First, let's get the sine and cosine terms together on one side:
$\mathrm{sin}\left(x\right) - \mathrm{cos}\left(x\right) = 1$

Now, this is a cool trick we learned! When you have something like $A \mathrm{sin}(x) + B \mathrm{cos}(x)$, you can change it into $R \mathrm{sin}(x + \alpha)$ (or $R \mathrm{cos}(x + \alpha)$).
Here, $A = 1$ and $B = -1$.
First, let's find $R$. It's like the hypotenuse of a right triangle with sides $A$ and $B$:
$R = \sqrt{A^2 + B^2} = \sqrt{(1)^2 + (-1)^2} = \sqrt{1 + 1} = \sqrt{2}$.

Next, we need to find $\alpha$. We want to find an angle $\alpha$ such that $\mathrm{cos}(\alpha) = \frac{A}{R}$ and $\mathrm{sin}(\alpha) = \frac{B}{R}$.
So, $\mathrm{cos}(\alpha) = \frac{1}{\sqrt{2}}$ and $\mathrm{sin}(\alpha) = \frac{-1}{\sqrt{2}}$.
The angle that has a positive cosine and negative sine is in the fourth quadrant. This means $\alpha = -\frac{\pi}{4}$ (or $315^\circ$ or $\frac{7\pi}{4}$).

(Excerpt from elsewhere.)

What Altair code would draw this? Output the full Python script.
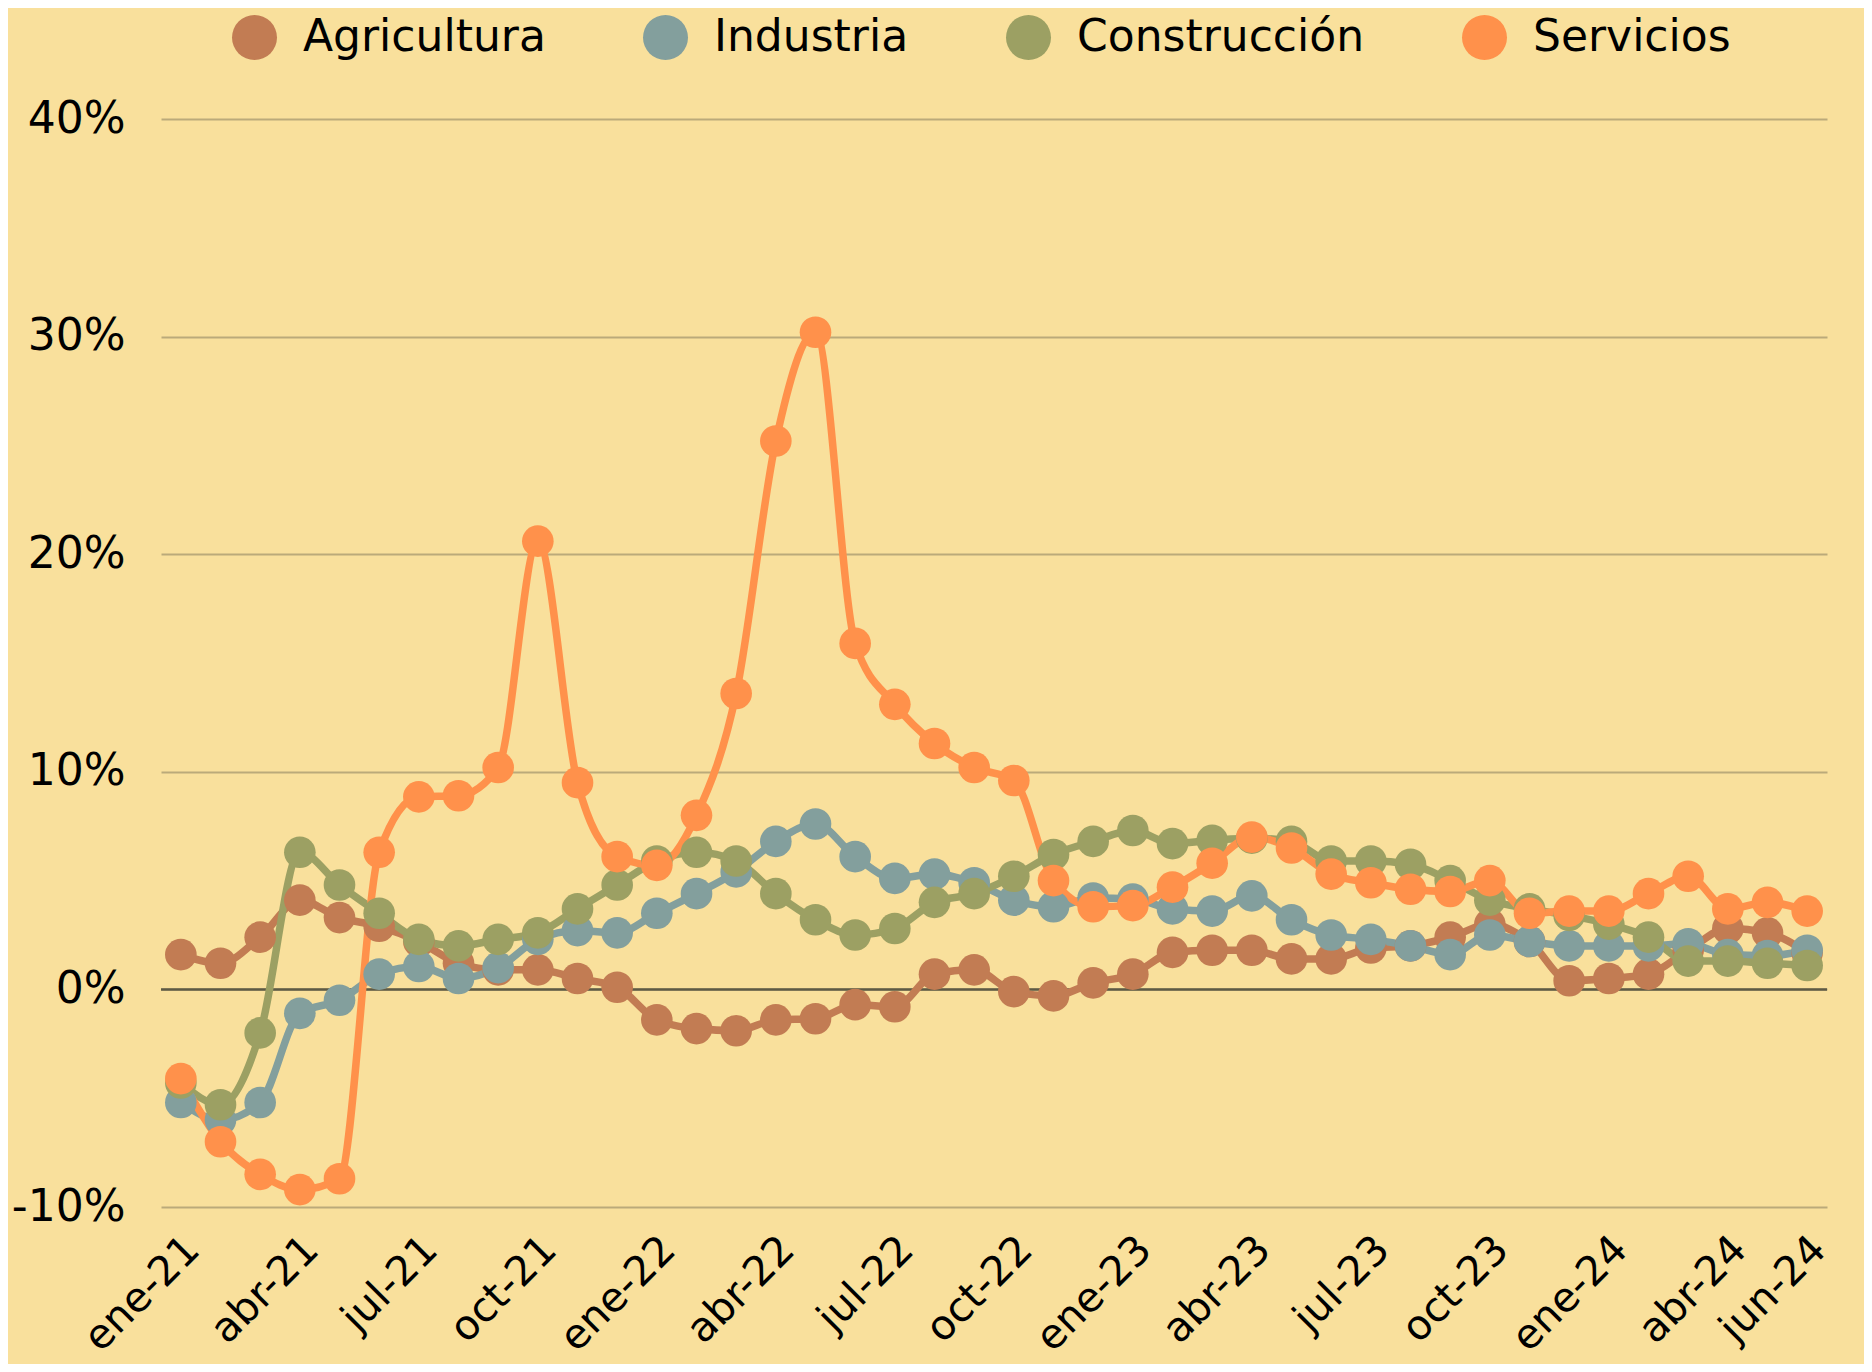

Now, we can rewrite our original equation:
$\sqrt{2} \mathrm{sin}\left(x - \frac{\pi}{4}\right) = 1$

Let's divide by $\sqrt{2}$:
$\mathrm{sin}\left(x - \frac{\pi}{4}\right) = \frac{1}{\sqrt{2}}$

Now we just need to figure out what angle has a sine of $\frac{1}{\sqrt{2}}$. We know that $\frac{\pi}{4}$ (or $45^\circ$) and $\frac{3\pi}{4}$ (or $135^\circ$) are the main angles in one cycle.
So, we have two possibilities for $x - \frac{\pi}{4}$:

Possibility 1:
$x - \frac{\pi}{4} = \frac{\pi}{4} + 2k\pi$ (where $k$ is any whole number, because sine repeats every $2\pi$)
Let's add $\frac{\pi}{4}$ to both sides:
$x = \frac{\pi}{4} + \frac{\pi}{4} + 2k\pi$
$x = \frac{2\pi}{4} + 2k\pi$
$x = \frac{\pi}{2} + 2k\pi$

Possibility 2:
$x - \frac{\pi}{4} = \frac{3\pi}{4} + 2k\pi$
Let's add $\frac{\pi}{4}$ to both sides:
$x = \frac{3\pi}{4} + \frac{\pi}{4} + 2k\pi$
$x = \frac{4\pi}{4} + 2k\pi$
$x = \pi + 2k\pi$

So, the solutions for 'x' are $\frac{\pi}{2} + 2k\pi$ or $\pi + 2k\pi$, where 'k' can be any integer!